Wednesday, March 20, 2013

Pope says certainties are a jail that imprisons the Holy Spirit

"Bergoglio: Our certainties can become a wall, a jail that imprisons the Holy Spirit. Those who isolate their conscience from the path of the people of God don’t know the joy of the Holy Spirit that sustains hope. That is the risk run by the isolated conscience. Of those who from the closed world of their Tarsis complain about everything or, feeling their identity threatened, launch themselves into battles only in the end to be still more self-concerned and self-referential."

Full story

Cathcon- there are Seven Gifts of the Holy Spirit, all of which lead to some sort of certainty, not least among them understanding. Great caution should therefore be exercised with such arguments or otherwise gifts of the Holy Spirit or even truths of the Faith could be rejected, so to speak by accident.
At least, we don't hear much about the particular Spirit of Vatican II anymore, which was used to justify pretty much anything. One trusts that the Pope will not be suddenly saying that he is moved by the spirit to ordain women.
This statement ties in well with the Pope's support for the charismatic movement. Se at this link his Charismatic Mass in the Cathedral. A one sided devotion to the Holy Spirit has a tendency to detract from devotion to the Most Holy and Undivided Trinity.


Aged parent said...

As has been Papal custom for the past forty years-odd, the words quoted from the new Pope are so ambiguous that they could mean anything.

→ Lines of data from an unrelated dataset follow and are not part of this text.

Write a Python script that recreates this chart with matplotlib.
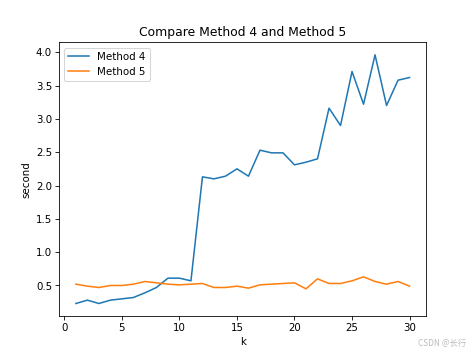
import matplotlib
matplotlib.use("Agg")
import matplotlib.pyplot as plt

k = list(range(1, 31))
method4 = [0.23, 0.28, 0.23, 0.28, 0.30, 0.32, 0.39, 0.47, 0.61, 0.61,
           0.57, 2.13, 2.10, 2.14, 2.25, 2.14, 2.53, 2.49, 2.49, 2.31,
           2.35, 2.40, 3.16, 2.90, 3.71, 3.22, 3.96, 3.20, 3.58, 3.62]
method5 = [0.52, 0.49, 0.47, 0.50, 0.50, 0.52, 0.56, 0.54, 0.52, 0.51,
           0.52, 0.53, 0.47, 0.47, 0.49, 0.46, 0.51, 0.52, 0.53, 0.54,
           0.45, 0.60, 0.53, 0.53, 0.57, 0.63, 0.56, 0.52, 0.56, 0.49]

fig, ax = plt.subplots(figsize=(6.4, 4.8), dpi=74)
ax.plot(k, method4, label="Method 4")
ax.plot(k, method5, label="Method 5")
ax.set_title("Compare Method 4 and Method 5")
ax.set_xlabel("k")
ax.set_ylabel("second")
ax.legend(loc="upper left")

# watermark
fig.text(0.985, 0.02, "CSDN @长行", ha="right", va="bottom", fontsize=8,
         color="#bbbbbb", family=["Noto Sans CJK SC", "DejaVu Sans"])

fig.savefig("out.png")
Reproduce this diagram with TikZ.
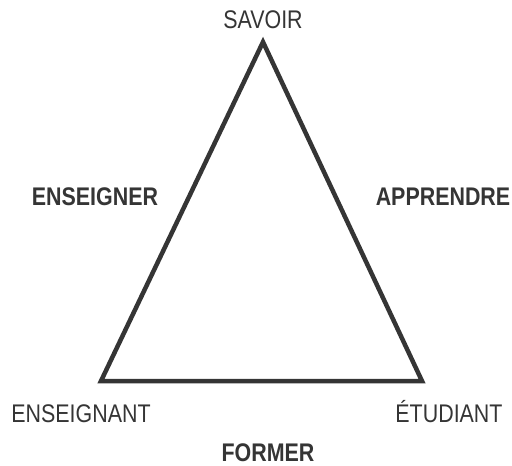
\documentclass[tikz,border=0pt]{standalone}
\usepackage{fontspec}
\setmainfont[FakeStretch=0.84]{Liberation Sans}
\usepackage{tikz}
\usetikzlibrary{positioning,calc}

\definecolor{ink}{HTML}{353535}

\begin{document}
\begin{tikzpicture}[x=1pt, y=-1pt,
    pole/.style={font=\fontsize{25.5}{25.5}\selectfont, text=ink, anchor=base, inner sep=0pt},
    action/.style={pole, font=\fontsize{25.5}{25.5}\selectfont\bfseries}]
    \useasboundingbox (0,0) rectangle (512,466);

    % Corners of the triangle
    \coordinate (top) at (263, 42);
    \coordinate (left) at (101, 381);
    \coordinate (right) at (422, 381);

    \draw[ink, line width=4.5pt, line join=miter] (top) -- (right) -- (left) -- cycle;

    % Poles
    \node[pole] (savoir) at (263, 28) {SAVOIR};
    \node[pole] (enseignant) at (81, 422) {ENSEIGNANT};
    \node[pole] (etudiant) at (449, 422) {ÉTUDIANT};

    % Actions
    \node[action] (enseigner) at (95, 205) {ENSEIGNER};
    \node[action] (apprendre) at (443, 205) {APPRENDRE};
    \node[action] (former) at (268, 461) {FORMER};
\end{tikzpicture}
\end{document}
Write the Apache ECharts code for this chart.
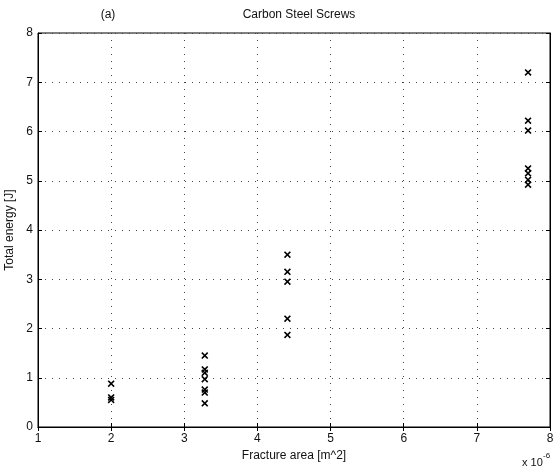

Trying to parse out and make sense of papal utterances is so exhausting that many, myself included, give up trying to understand. Clarity has been notable by its absence in Rome for a very long time.

But if he is somehow intimating that Catholics cannot have certainty about their faith then the Holy Father has some explaining to do.

Alan Aversa said...

Truth agnosticism is at the core of Modernists' philosophy.

E.g., Communion & Liberation's founder Luigi Giussani, who Bergoglio admires, writes: "The summit of the conquest of reason is the perception of an existing, unreachable unknown." This is at least semi-agnosticism, despite its apophatic appearances.